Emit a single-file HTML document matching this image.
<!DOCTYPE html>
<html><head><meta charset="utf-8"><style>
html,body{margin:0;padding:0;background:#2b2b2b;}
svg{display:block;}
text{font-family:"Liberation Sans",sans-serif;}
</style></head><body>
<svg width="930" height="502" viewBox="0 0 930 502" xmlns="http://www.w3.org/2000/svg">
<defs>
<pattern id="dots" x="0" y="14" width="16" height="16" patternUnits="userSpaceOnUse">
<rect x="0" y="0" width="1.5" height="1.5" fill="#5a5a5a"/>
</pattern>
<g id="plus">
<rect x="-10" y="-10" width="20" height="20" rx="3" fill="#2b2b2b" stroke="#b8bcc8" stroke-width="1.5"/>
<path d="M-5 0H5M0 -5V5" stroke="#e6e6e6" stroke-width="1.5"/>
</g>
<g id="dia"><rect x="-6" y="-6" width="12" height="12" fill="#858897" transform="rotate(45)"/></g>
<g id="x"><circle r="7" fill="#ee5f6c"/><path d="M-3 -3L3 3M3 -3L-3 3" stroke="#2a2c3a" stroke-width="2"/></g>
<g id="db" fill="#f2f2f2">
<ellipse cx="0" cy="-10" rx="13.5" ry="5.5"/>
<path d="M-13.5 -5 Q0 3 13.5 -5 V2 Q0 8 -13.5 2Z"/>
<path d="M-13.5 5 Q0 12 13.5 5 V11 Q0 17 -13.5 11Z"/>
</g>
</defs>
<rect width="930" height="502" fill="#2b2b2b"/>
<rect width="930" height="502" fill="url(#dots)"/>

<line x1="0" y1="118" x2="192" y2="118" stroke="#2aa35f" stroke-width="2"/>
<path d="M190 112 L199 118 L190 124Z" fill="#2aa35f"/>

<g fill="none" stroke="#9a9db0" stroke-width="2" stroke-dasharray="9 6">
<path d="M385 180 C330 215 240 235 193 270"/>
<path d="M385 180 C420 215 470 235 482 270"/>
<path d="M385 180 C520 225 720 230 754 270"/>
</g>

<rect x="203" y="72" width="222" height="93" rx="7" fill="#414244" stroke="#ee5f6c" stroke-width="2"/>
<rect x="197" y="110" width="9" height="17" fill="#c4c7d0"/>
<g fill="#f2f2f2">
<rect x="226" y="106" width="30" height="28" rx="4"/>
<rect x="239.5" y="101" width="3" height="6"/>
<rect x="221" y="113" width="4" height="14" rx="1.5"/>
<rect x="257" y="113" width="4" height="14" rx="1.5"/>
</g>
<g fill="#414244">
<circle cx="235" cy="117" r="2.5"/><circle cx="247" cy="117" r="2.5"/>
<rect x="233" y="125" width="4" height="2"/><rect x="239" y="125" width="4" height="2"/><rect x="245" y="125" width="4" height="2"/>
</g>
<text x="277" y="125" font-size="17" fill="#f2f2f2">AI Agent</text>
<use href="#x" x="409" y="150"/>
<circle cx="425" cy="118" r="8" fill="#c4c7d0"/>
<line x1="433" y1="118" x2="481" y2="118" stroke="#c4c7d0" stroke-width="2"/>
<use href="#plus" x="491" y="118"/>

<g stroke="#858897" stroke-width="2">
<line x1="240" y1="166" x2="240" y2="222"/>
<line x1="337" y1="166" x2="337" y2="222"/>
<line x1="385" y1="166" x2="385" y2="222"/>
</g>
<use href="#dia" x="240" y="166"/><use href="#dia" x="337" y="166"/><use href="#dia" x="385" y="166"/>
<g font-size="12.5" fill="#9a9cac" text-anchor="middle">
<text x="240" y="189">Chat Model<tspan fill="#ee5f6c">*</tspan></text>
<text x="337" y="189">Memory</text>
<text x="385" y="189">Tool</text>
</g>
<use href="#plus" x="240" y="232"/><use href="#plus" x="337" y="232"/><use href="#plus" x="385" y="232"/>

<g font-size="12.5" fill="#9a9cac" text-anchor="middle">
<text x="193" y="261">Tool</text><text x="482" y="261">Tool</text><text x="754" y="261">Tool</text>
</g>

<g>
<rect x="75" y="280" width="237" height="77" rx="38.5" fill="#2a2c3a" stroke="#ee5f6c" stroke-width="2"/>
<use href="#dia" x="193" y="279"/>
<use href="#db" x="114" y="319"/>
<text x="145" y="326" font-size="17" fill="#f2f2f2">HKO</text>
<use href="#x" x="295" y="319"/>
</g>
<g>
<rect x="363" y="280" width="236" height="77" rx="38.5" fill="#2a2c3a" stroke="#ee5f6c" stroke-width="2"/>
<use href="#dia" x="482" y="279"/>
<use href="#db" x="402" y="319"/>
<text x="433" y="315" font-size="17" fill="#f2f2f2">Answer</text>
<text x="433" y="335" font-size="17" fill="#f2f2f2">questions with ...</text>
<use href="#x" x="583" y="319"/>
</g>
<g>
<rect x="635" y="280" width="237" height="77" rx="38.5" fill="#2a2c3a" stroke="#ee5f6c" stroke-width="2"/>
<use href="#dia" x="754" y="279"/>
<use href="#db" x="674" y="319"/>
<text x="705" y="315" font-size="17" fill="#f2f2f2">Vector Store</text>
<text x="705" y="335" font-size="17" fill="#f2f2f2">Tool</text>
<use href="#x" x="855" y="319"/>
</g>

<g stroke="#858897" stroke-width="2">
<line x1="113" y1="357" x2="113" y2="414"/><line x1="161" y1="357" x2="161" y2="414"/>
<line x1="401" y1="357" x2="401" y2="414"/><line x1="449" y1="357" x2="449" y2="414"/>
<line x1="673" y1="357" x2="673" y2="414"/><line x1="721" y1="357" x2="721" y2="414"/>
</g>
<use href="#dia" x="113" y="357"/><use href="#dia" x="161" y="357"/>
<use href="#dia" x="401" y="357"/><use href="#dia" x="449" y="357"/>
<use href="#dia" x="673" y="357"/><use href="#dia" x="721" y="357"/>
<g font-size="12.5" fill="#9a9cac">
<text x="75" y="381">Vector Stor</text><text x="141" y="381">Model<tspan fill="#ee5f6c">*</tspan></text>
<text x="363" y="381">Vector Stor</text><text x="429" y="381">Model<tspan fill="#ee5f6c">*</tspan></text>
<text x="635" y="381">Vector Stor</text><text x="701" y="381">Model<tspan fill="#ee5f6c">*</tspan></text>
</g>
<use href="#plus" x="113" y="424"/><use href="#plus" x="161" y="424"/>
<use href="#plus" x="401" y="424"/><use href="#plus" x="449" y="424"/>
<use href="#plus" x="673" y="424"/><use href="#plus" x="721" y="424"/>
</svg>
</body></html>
────────────────────────────────────────
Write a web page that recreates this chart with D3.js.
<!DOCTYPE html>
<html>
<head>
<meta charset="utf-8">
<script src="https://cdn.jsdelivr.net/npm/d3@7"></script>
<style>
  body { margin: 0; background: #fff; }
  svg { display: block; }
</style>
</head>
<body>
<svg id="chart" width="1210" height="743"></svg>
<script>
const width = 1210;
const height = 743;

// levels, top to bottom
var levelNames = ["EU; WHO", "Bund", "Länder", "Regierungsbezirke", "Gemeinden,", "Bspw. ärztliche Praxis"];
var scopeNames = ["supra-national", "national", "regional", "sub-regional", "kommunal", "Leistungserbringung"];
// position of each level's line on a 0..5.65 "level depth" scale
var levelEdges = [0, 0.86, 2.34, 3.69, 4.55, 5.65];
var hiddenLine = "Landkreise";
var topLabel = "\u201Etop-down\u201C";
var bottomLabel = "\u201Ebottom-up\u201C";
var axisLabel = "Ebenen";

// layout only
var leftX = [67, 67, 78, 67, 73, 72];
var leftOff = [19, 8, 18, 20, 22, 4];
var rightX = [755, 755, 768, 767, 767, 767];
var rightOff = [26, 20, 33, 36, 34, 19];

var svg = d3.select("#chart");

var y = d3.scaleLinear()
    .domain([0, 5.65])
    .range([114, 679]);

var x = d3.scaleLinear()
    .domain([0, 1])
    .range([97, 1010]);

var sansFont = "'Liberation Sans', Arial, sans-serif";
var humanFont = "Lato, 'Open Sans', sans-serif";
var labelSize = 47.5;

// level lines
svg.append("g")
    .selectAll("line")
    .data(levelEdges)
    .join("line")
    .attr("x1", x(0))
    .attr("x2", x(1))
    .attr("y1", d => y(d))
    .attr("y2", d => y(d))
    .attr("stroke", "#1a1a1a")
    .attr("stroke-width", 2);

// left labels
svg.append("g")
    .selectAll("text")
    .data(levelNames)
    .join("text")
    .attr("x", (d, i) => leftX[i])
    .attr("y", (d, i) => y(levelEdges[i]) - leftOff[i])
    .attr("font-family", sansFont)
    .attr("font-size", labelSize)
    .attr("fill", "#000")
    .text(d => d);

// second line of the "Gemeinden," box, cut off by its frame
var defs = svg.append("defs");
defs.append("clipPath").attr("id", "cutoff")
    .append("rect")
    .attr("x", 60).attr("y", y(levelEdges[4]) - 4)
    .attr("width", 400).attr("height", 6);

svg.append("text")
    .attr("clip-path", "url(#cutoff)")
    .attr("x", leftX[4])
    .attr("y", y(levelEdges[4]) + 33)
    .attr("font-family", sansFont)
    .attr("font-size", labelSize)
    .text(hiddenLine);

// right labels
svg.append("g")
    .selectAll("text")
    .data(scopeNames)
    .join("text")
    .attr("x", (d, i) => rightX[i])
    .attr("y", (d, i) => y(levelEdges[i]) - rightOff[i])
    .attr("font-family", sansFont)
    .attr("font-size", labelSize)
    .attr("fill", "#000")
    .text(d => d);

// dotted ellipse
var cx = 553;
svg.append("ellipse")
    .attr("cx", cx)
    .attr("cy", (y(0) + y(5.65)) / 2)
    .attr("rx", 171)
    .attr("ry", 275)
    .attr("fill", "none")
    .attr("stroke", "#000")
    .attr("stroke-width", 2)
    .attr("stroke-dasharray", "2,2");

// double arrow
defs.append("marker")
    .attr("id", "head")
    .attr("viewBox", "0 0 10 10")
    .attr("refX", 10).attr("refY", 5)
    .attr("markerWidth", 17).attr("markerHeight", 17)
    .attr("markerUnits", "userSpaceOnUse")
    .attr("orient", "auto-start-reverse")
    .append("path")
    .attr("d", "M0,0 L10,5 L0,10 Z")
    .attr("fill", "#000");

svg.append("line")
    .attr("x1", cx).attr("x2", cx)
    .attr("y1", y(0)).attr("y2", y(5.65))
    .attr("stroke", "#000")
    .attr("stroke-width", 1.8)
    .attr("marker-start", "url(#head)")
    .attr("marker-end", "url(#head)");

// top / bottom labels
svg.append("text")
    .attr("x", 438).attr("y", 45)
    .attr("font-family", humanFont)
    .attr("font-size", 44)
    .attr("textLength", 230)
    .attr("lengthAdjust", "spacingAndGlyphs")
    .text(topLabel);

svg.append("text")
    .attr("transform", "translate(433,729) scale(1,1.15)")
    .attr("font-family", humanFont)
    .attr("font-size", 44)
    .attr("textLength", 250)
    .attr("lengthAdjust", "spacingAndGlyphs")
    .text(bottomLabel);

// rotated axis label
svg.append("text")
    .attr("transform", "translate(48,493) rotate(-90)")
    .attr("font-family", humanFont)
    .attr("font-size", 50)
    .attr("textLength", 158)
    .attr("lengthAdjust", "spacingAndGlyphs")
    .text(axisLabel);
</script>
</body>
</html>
────────────────────────────────────────
## TASK BRIEF
Beginning with the line containing "Emit a single-file" and ending with the line containing "112 L199 118", extract those lines exactly from the listing above, and only those.

## THE SOLUTION
Emit a single-file HTML document matching this image.
<!DOCTYPE html>
<html><head><meta charset="utf-8"><style>
html,body{margin:0;padding:0;background:#2b2b2b;}
svg{display:block;}
text{font-family:"Liberation Sans",sans-serif;}
</style></head><body>
<svg width="930" height="502" viewBox="0 0 930 502" xmlns="http://www.w3.org/2000/svg">
<defs>
<pattern id="dots" x="0" y="14" width="16" height="16" patternUnits="userSpaceOnUse">
<rect x="0" y="0" width="1.5" height="1.5" fill="#5a5a5a"/>
</pattern>
<g id="plus">
<rect x="-10" y="-10" width="20" height="20" rx="3" fill="#2b2b2b" stroke="#b8bcc8" stroke-width="1.5"/>
<path d="M-5 0H5M0 -5V5" stroke="#e6e6e6" stroke-width="1.5"/>
</g>
<g id="dia"><rect x="-6" y="-6" width="12" height="12" fill="#858897" transform="rotate(45)"/></g>
<g id="x"><circle r="7" fill="#ee5f6c"/><path d="M-3 -3L3 3M3 -3L-3 3" stroke="#2a2c3a" stroke-width="2"/></g>
<g id="db" fill="#f2f2f2">
<ellipse cx="0" cy="-10" rx="13.5" ry="5.5"/>
<path d="M-13.5 -5 Q0 3 13.5 -5 V2 Q0 8 -13.5 2Z"/>
<path d="M-13.5 5 Q0 12 13.5 5 V11 Q0 17 -13.5 11Z"/>
</g>
</defs>
<rect width="930" height="502" fill="#2b2b2b"/>
<rect width="930" height="502" fill="url(#dots)"/>

<line x1="0" y1="118" x2="192" y2="118" stroke="#2aa35f" stroke-width="2"/>
<path d="M190 112 L199 118 L190 124Z" fill="#2aa35f"/>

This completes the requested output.